A Rússia, então, vetou a resolução - sem qualquer menção à Amazônia. "A Rússia e a Índia, os dois países que votaram contra, não estavam preocupadas com o Brasil. A Rússia depende da produção de combustíveis fosseis e se beneficia do aquecimento, portanto políticas climáticas duras vão contra seus interesses nacionais", explicou, via Twitter, o professor do departamento de Engenharia de Produção da UFMG, Raoni Rajão. Seria este, portanto, o “apoio” de Putin caro ao presidente Bolsonaro.
A conversa sobre a internacionalização da Amazônia
O debate sobre a internacionalização da Amazônia não é novo e remonta à Conferência da ONU ocorrida no Rio de Janeiro em 1992, quando o então presidente da França, François Mitterrand, afirmou pela primeira vez que "o Brasil tem que aceitar a soberania parcial sobre a Amazônia". Ironicamente, a declaração foi endossada pelo presidente da extinta União Soviética, Mikhail Gorbachev.
Quase três décadas depois, Bolsonaro protagonizou um embate público com o presidente da França, Emmanuel Macron, que levantou a possibilidade de um estatuto internacional para proteger a Amazônia por causa das queimadas ocorridas em 2019.
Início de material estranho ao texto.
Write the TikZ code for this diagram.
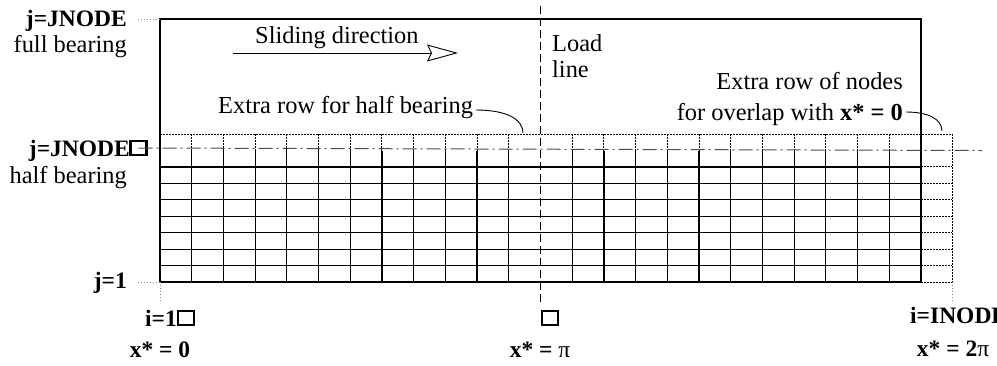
\documentclass[tikz,border=0pt]{standalone}
\usepackage{fontspec}
\setmainfont{Liberation Serif}
\usetikzlibrary{arrows.meta}
\begin{document}
\begin{tikzpicture}[x=1pt,y=-1pt,
  lbl/.style={inner sep=0pt, font=\fontsize{24.4}{26}\selectfont},
  blbl/.style={inner sep=0pt, font=\fontsize{23.5}{25}\selectfont\bfseries},
  sq/.style={draw, line width=2.2pt, minimum width=16pt, minimum height=14pt, inner sep=0pt},
  gridline/.style={line width=1.2pt},
  dotline/.style={line width=1pt, dash pattern=on 1.5pt off 1.5pt},
  leader/.style={line width=0.9pt, black!45, dash pattern=on 1pt off 2pt},
  loadline/.style={line width=1.1pt, dash pattern=on 8pt off 4pt},
  dashdot/.style={line width=1pt, black!70, dash pattern=on 14pt off 4pt on 2pt off 4pt},
  frame/.style={line width=2.5pt},
  thin/.style={line width=0.9pt},
]
\useasboundingbox (0,0) rectangle (997,365);

% solid grid
\foreach \k in {1,...,11,13,14,...,23}
  \draw[gridline] ({160+\k*31.708},150.5) -- ({160+\k*31.708},282);
\foreach \r in {1,...,7}
  \draw[gridline] (160,{282-\r*16.44}) -- (921,{282-\r*16.44});

% extra dotted row and column
\draw[dotline] (160,134) -- (952,134);
\foreach \k in {1,...,11,13,14,...,24}
  \draw[dotline] ({160+\k*31.708},134) -- ({160+\k*31.708},150.5);
\draw[dotline] (952,134) -- (952,282);
\foreach \r in {0,...,7}
  \draw[dotline] (921,{282-\r*16.44}) -- (952,{282-\r*16.44});

% frame
\draw[frame] (160,19) rectangle (921,282);

% leaders
\coordinate (l1a) at (138,19);  \coordinate (l1b) at (160,19);
\coordinate (l2a) at (138,282); \coordinate (l2b) at (160,282);
\coordinate (l3b) at (160,303);
\coordinate (l4a) at (952,282); \coordinate (l4b) at (952,302);
\draw[leader] (l1a) -- (l1b);
\draw[leader] (l2a) -- (l2b);
\draw[leader] (l2b) -- (l3b);
\draw[leader] (l4a) -- (l4b);

% load line
\coordinate (lt) at (540.5,6);
\coordinate (lb) at (540.5,305);
\draw[loadline] (lt) -- (lb);

% left labels
\node[blbl, anchor=base east] (jf) at (127,26) {j=JNODE};
\node[lbl, anchor=base east] (fb) at (127,52) {full bearing};
\node[blbl, anchor=base east] (jh) at (130,156) {j=JNODE};
\node[sq] (sqj) at (138.5,148) {};
\node[lbl, anchor=base east] (hb) at (127,183) {half bearing};
\node[blbl, anchor=base east] (j1) at (127,288) {j=1};

% half bearing line
\coordinate (ddend) at (982,150.5);
\draw[dashdot] (sqj.center) -- (ddend);

% bottom labels
\node[blbl, anchor=base east] (i1) at (177,326) {i=1};
\node[sq] (sq1) at (186,318) {};
\node[blbl, anchor=base] (x0) at (160,357) {x* = 0};
\node[sq] (sqp) at (550,318) {};
\node[blbl, anchor=base] (xp) at (540,357) {x* = \mdseries π};
\node[blbl, anchor=base west] (in) at (910,323) {i=INODE};
\node[blbl, anchor=base] (x2) at (953,356) {x* = 2\mdseries π};

% sliding direction
\node[lbl, anchor=base west] (sd) at (255,43) {Sliding direction};
\coordinate (sa) at (233,53);
\coordinate (sb) at (458,53);
\draw[thin, -{Stealth[open, length=31pt, width=17pt, inset=4pt]}] (sa) -- (sb);

% load line label
\node[lbl, anchor=base west] (ld) at (552,51) {Load};
\node[lbl, anchor=base west] (ln) at (552,77) {line};

% extra row annotations
\node[lbl, anchor=base west, inner xsep=3pt] (ex1) at (215,113) {Extra row for half bearing};
\coordinate (c1) at (523,133);
\draw[thin] ([yshift=3pt]ex1.base east) .. controls +(30,0) and +(0,-14) .. (c1);

\node[lbl, anchor=base east] (ex2a) at (903,89) {Extra row of nodes};
\node[lbl, anchor=base east, inner xsep=3pt] (ex2) at (906,120) {for overlap with \textbf{x* = 0}};
\coordinate (c2) at (942,131);
\draw[thin] ([yshift=8pt]ex2.base east) .. controls +(22,0) and +(0,-12) .. (c2);
\end{tikzpicture}
\end{document}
Em maio do mesmo ano, o ministro-chefe do Gabinete de Segurança Institucional, general Augusto Heleno, havia dito que "essa história de que a Amazônia é patrimônio da humanidade (...) é uma grande bobagem", classificando a influência estrangeira sobre a região como "totalmente desnecessária e nefasta".
O debate sobre a suposta "internacionalização da Amazônia" já havia esquentado em 2015, quando a ONG Fundação Gaia Amazonas propôs a criação de um corredor ecológico unindo a parte chilena dos Andes, a floresta amazônica e o Oceano Atlântico – o chamado "Triplo A". Naquele ano, foi acatada por Juan Manuel Santos, então presidente da Colômbia, mas recusada pela ex-presidente Dilma Rousseff.
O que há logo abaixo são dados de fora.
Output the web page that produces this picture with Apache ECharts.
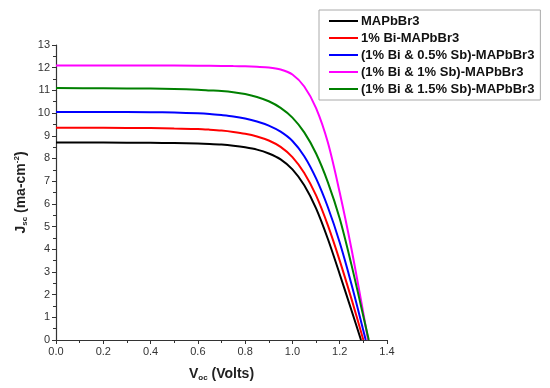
<!DOCTYPE html>
<html>
<head>
<meta charset="utf-8">
<script src="https://cdn.jsdelivr.net/npm/echarts@6/dist/echarts.min.js"></script>
<style>html,body{margin:0;padding:0;background:#fff;}#c{width:550px;height:388px;}</style>
</head>
<body>
<div id="c"></div>
<script>
var seriesNames = ['MAPbBr3', '1% Bi-MAPbBr3', '(1% Bi & 0.5% Sb)-MAPbBr3', '(1% Bi & 1% Sb)-MAPbBr3', '(1% Bi & 1.5% Sb)-MAPbBr3'];
var xTicks = [0.0, 0.2, 0.4, 0.6, 0.8, 1.0, 1.2, 1.4];
var yTicks = [0, 1, 2, 3, 4, 5, 6, 7, 8, 9, 10, 11, 12, 13];

var blackV = [0, 0.2, 0.4, 0.5, 0.6, 0.65, 0.7, 0.75, 0.8, 0.85, 0.9, 0.95, 1.0, 1.05, 1.1, 1.15, 1.2, 1.25, 1.29];
var blackJ = [8.7, 8.7, 8.69, 8.68, 8.66, 8.64, 8.61, 8.56, 8.49, 8.39, 8.22, 7.96, 7.52, 6.82, 5.8, 4.45, 2.9, 1.3, 0];

var redV = [0, 0.2, 0.4, 0.5, 0.6, 0.65, 0.7, 0.75, 0.8, 0.85, 0.9, 0.95, 1.0, 1.05, 1.1, 1.15, 1.2, 1.25, 1.30];
var redJ = [9.35, 9.35, 9.34, 9.32, 9.3, 9.27, 9.23, 9.17, 9.09, 8.97, 8.79, 8.51, 8.06, 7.36, 6.37, 5.05, 3.5, 1.8, 0];

var blueV = [0, 0.2, 0.4, 0.5, 0.6, 0.65, 0.7, 0.75, 0.8, 0.85, 0.9, 0.95, 1.0, 1.05, 1.1, 1.15, 1.2, 1.25, 1.31];
var blueJ = [10.05, 10.05, 10.04, 10.02, 9.99, 9.96, 9.91, 9.85, 9.76, 9.63, 9.45, 9.18, 8.77, 8.1, 7.12, 5.85, 4.3, 2.45, 0];

var magentaV = [0, 0.2, 0.4, 0.6, 0.7, 0.75, 0.8, 0.85, 0.9, 0.95, 1.0, 1.05, 1.1, 1.15, 1.2, 1.25, 1.29, 1.32];
var magentaJ = [12.1, 12.1, 12.1, 12.09, 12.08, 12.07, 12.06, 12.04, 12.01, 11.92, 11.7, 11.17, 10.22, 8.7, 6.5, 4.0, 1.75, 0];

var greenV = [0, 0.2, 0.4, 0.5, 0.6, 0.65, 0.7, 0.75, 0.8, 0.85, 0.9, 0.95, 1.0, 1.05, 1.1, 1.15, 1.2, 1.25, 1.29, 1.323];
var greenJ = [11.1, 11.09, 11.08, 11.06, 11.03, 11.0, 10.97, 10.92, 10.84, 10.71, 10.52, 10.23, 9.8, 9.15, 8.22, 6.95, 5.35, 3.3, 1.5, 0];

var colors = ['#000000', '#ff0000', '#0000ff', '#ff00ff', '#008000'];
var allV = [blackV, redV, blueV, magentaV, greenV];
var allJ = [blackJ, redJ, blueJ, magentaJ, greenJ];

function pairs(v, j) { return v.map(function (x, i) { return [x, j[i]]; }); }

var FONT = '"Liberation Sans", Arial, sans-serif';
var chart = echarts.init(document.getElementById('c'), null, { renderer: 'canvas' });
chart.setOption({
  animation: false,
  backgroundColor: '#ffffff',
  grid: { left: 56, right: 163, top: 45, bottom: 48, containLabel: false },
  legend: {
    orient: 'vertical',
    left: 319, top: 10,
    data: seriesNames,
    icon: 'rect',
    itemWidth: 29, itemHeight: 2,
    itemGap: 3,
    padding: [4, 6, 4, 10],
    borderColor: '#aaaaaa', borderWidth: 1,
    backgroundColor: '#ffffff',
    textStyle: { fontFamily: FONT, fontWeight: 'bold', fontSize: 13, color: '#111', lineHeight: 14, padding: [0, 0, 0, -2] }
  },
  xAxis: {
    type: 'value', min: 0, max: 1.4, interval: 0.2,
    name: 'V{sub|oc} (Volts)', nameLocation: 'middle', nameGap: 26,
    nameMoveOverlap: false,
    nameTextStyle: { fontFamily: FONT, fontWeight: 'bold', fontSize: 14, color: '#222',
      rich: { sub: { fontFamily: FONT, fontWeight: 'bold', fontSize: 8, verticalAlign: 'bottom', padding: [8, 0, 0, 0], color: '#222' } } },
    axisLine: { show: true, onZero: false, lineStyle: { color: '#333', width: 1.2 } },
    axisTick: { show: true, inside: false, length: 4, lineStyle: { color: '#333' } },
    minorTick: { show: true, splitNumber: 2, length: 3, lineStyle: { color: '#333' } },
    axisLabel: { fontFamily: FONT, fontSize: 11, color: '#333', margin: 6,
      formatter: function (v) { return xTicks.indexOf(Math.round(v * 10) / 10) >= 0 ? v.toFixed(1) : ''; } },
    splitLine: { show: false }
  },
  yAxis: {
    type: 'value', min: 0, max: 13, interval: 1,
    name: 'J{sub|sc} (ma-cm{sup|-2})', nameLocation: 'middle', nameGap: 27,
    nameMoveOverlap: false,
    nameTextStyle: { fontFamily: FONT, fontWeight: 'bold', fontSize: 14, color: '#222',
      rich: {
        sub: { fontFamily: FONT, fontWeight: 'bold', fontSize: 8, verticalAlign: 'bottom', padding: [8, 0, 0, 0], color: '#222' },
        sup: { fontFamily: FONT, fontWeight: 'bold', fontSize: 8, verticalAlign: 'top', padding: [0, 0, 8, 0], color: '#222' }
      } },
    axisLine: { show: true, onZero: false, lineStyle: { color: '#333', width: 1.2 } },
    axisTick: { show: true, inside: false, length: 4, lineStyle: { color: '#333' } },
    minorTick: { show: true, splitNumber: 2, length: 3, lineStyle: { color: '#333' } },
    axisLabel: { fontFamily: FONT, fontSize: 11, color: '#333', margin: 6,
      formatter: function (v) { return yTicks.indexOf(v) >= 0 ? String(v) : ''; } },
    splitLine: { show: false }
  },
  series: seriesNames.map(function (n, i) {
    return {
      name: n, type: 'line', data: pairs(allV[i], allJ[i]),
      smooth: 0.3, showSymbol: false, symbol: 'none',
      lineStyle: { color: colors[i], width: 2 },
      itemStyle: { color: colors[i] },
      clip: true
    };
  })
});
</script>
</body>
</html>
Às vésperas de tomar posse da presidência, Bolsonaro pediu ao governo do ex-presidente Michel Temer que recusasse sediar a Conferência do Clima da ONU, para evitar que a pauta voltasse à mesa. Para ele, isso constituía uma ameaça à soberania nacional.
Outra teoria discutida com frequência é a de que a demarcação de terras indígenas poderia, no futuro, levar ao desmembramento do território brasileiro e a criação de países indígenas na região da Amazônia.
Segundo a Declaração dos Direitos dos Povos Indígenas, elaborada pela ONU e ratificada pelo Brasil em 2007, os indígenas têm direito ao autogoverno. Para muitos militares, potências estrangeiras interessadas nas riquezas da floresta brasileira poderiam usar o documento para levar adiante o projeto de internacionalização da Amazônia por meio da exigência de independência de territórios ocupados por povos indígenas.
Contudo, para especialistas ouvidos pela Gazeta do Povo à época da fala de Macron, a teoria não tem fundamento. "Como é que as Nações Unidas vão chegar e dizer: 'Vamos transformar a terra ianomâmi num território separado'? O Brasil não é um país que está de joelhos para a ONU. Nós temos 210 milhões de pessoas. Não tem a mínima chance de alguém se meter e dizer que quer o território ianomâmi como território próprio. O medo dos militares é infundado", afirmou Mércio Gomes, presidente da Funai durante o primeiro mandato de Lula (2003-2007).